### SET EXERCISE
Search the entries for the word "diagram" and pull out each line that has it.

### SUPPLIED ENTRIES
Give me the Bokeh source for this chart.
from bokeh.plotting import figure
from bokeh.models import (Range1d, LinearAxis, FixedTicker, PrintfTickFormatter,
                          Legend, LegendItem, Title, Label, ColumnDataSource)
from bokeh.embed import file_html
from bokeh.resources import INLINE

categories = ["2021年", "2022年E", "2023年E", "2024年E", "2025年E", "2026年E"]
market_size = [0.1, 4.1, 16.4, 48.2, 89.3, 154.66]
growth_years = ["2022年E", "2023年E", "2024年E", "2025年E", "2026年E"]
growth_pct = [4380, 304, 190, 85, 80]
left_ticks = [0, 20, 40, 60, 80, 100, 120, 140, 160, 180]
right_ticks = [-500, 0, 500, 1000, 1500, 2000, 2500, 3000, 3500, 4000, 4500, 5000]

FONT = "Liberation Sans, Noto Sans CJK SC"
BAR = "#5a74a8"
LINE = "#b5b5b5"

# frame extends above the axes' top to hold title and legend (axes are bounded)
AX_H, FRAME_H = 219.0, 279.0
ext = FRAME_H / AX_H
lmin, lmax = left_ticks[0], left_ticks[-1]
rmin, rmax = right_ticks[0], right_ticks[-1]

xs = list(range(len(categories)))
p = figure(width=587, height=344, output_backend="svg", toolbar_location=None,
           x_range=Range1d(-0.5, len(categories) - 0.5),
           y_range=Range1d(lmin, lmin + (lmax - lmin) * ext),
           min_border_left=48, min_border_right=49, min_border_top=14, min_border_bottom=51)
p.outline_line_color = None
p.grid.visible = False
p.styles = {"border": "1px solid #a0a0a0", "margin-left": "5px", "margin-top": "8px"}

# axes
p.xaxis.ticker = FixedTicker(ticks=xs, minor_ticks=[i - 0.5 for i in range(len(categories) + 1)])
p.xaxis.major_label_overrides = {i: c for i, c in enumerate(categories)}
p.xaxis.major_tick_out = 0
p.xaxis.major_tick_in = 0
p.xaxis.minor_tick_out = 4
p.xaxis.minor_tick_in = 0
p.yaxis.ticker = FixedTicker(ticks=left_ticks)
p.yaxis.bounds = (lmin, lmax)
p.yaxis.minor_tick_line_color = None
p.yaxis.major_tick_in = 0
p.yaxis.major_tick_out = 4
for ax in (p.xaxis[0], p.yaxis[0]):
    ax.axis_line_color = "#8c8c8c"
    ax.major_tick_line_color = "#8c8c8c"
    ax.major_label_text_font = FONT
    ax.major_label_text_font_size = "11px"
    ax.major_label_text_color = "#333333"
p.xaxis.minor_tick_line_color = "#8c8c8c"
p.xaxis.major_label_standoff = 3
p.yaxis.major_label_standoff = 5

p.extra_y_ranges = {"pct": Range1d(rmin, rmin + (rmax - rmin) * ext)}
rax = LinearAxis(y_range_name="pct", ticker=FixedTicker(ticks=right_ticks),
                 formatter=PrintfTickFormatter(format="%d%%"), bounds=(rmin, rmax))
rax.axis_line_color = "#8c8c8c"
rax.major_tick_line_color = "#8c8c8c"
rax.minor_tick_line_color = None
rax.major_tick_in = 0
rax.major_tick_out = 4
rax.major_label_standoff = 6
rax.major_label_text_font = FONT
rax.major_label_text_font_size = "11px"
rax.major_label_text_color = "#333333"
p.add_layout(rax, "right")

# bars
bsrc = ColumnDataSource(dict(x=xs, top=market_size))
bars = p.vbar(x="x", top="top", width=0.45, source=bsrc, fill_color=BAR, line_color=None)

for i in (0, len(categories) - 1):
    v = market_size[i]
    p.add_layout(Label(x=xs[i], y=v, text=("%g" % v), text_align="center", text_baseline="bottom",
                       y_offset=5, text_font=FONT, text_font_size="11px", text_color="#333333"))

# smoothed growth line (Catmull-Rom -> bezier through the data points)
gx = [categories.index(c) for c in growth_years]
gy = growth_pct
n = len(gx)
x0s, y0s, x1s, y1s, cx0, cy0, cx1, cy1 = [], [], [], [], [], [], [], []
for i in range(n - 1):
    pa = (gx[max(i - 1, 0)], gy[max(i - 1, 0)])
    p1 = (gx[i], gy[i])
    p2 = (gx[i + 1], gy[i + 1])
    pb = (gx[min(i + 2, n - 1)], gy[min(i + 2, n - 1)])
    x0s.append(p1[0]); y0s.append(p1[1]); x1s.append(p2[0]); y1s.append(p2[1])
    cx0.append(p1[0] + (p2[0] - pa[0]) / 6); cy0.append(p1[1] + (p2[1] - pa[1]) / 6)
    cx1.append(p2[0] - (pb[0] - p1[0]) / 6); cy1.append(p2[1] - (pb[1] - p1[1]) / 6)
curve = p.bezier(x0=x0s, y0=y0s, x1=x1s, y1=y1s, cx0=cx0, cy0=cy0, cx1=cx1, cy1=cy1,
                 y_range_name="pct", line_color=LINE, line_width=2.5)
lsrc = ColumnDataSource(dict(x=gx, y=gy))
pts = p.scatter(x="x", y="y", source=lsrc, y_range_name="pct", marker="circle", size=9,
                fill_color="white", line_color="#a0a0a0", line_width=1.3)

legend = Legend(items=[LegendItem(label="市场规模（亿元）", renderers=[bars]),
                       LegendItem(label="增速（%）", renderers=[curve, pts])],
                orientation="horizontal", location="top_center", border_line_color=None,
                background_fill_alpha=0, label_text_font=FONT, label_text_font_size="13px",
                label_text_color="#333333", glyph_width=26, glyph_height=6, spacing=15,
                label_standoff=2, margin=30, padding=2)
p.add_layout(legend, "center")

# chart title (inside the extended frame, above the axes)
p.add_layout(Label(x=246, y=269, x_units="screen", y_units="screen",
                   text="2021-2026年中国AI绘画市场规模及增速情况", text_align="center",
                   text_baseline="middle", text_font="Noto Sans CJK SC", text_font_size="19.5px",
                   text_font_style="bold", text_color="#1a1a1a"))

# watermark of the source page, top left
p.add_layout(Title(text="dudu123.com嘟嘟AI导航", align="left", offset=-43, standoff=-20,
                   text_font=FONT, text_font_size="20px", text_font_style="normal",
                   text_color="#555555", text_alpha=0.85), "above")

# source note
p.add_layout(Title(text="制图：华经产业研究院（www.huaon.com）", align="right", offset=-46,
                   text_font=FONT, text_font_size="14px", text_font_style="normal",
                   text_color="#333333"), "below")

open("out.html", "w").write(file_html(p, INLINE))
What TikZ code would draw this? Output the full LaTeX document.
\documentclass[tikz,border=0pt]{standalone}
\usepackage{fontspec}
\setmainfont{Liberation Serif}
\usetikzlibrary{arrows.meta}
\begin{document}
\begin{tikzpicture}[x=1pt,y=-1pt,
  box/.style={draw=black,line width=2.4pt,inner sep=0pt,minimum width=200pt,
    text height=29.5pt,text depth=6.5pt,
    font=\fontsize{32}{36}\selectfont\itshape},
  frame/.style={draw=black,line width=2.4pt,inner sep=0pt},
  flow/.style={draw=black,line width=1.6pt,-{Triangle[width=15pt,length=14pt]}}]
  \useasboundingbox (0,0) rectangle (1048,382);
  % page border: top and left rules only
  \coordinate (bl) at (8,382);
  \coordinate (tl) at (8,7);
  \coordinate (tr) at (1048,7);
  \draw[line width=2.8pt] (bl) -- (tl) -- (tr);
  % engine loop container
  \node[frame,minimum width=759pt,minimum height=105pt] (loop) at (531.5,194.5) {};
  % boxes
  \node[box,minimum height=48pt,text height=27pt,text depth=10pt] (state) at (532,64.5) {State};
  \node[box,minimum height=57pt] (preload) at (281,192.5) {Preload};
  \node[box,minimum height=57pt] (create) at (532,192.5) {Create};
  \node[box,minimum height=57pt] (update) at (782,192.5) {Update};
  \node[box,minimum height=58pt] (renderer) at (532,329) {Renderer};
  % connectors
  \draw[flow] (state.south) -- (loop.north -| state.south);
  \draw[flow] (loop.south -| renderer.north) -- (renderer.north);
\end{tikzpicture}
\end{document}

...

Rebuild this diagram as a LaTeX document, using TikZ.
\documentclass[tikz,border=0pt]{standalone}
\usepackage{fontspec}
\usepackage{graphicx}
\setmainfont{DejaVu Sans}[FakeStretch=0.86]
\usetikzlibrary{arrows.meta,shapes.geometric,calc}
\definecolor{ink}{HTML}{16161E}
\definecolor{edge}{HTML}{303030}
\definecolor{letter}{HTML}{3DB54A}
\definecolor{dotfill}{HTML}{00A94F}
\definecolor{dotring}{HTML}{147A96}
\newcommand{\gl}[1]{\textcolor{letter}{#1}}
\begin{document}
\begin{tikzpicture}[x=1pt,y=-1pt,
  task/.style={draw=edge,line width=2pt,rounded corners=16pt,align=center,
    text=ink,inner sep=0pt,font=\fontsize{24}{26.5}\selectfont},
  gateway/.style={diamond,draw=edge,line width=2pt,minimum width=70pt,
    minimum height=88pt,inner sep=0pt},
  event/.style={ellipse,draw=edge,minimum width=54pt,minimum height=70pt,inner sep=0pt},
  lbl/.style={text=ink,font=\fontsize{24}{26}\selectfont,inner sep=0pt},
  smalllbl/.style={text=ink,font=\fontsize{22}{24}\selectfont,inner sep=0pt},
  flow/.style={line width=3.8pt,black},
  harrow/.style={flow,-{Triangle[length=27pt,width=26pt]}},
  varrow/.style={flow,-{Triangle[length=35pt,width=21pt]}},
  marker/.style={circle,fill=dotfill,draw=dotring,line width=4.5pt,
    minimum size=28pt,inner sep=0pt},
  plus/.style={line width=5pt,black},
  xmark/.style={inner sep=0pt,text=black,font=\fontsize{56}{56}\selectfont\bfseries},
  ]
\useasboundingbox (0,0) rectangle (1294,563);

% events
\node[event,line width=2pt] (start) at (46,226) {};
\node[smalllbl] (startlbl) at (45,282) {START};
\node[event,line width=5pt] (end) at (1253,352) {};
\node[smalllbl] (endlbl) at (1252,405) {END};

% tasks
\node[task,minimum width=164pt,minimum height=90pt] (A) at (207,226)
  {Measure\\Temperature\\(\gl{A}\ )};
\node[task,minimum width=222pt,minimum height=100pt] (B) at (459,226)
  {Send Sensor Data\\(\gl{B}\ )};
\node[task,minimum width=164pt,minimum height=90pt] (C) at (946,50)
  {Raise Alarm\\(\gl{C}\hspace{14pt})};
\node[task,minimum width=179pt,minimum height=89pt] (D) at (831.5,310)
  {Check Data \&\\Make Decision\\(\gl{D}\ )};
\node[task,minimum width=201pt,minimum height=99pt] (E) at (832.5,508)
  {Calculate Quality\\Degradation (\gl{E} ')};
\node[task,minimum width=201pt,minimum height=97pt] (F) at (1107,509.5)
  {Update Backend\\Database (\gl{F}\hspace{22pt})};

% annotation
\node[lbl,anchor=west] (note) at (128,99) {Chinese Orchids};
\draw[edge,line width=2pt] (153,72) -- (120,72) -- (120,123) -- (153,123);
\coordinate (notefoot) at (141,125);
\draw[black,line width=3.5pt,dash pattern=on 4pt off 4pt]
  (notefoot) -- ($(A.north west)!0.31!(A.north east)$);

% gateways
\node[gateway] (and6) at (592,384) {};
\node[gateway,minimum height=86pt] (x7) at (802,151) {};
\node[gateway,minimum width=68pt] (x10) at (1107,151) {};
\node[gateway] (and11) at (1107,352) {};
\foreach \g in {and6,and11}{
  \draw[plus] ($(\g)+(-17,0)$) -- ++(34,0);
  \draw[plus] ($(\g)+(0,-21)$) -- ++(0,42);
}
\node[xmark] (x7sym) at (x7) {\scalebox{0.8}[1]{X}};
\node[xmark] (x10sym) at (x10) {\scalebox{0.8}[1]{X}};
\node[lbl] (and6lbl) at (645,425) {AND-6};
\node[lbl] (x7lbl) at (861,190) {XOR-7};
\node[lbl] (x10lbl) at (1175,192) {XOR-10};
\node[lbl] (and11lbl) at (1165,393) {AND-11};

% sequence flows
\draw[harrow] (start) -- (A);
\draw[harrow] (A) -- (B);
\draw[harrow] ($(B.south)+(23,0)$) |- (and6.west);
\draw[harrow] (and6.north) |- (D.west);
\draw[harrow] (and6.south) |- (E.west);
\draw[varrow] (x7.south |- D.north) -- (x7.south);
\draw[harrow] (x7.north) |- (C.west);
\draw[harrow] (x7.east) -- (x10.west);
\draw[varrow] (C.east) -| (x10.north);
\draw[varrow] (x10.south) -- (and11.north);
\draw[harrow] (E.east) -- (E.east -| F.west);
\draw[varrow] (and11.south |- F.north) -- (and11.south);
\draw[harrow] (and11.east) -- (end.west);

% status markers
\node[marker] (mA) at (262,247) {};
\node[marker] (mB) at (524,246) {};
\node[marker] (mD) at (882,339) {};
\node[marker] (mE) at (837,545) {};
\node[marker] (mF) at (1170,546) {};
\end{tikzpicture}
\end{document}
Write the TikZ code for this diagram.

### WRITTEN SOLUTION
Rebuild this diagram as a LaTeX document, using TikZ.
Write the TikZ code for this diagram.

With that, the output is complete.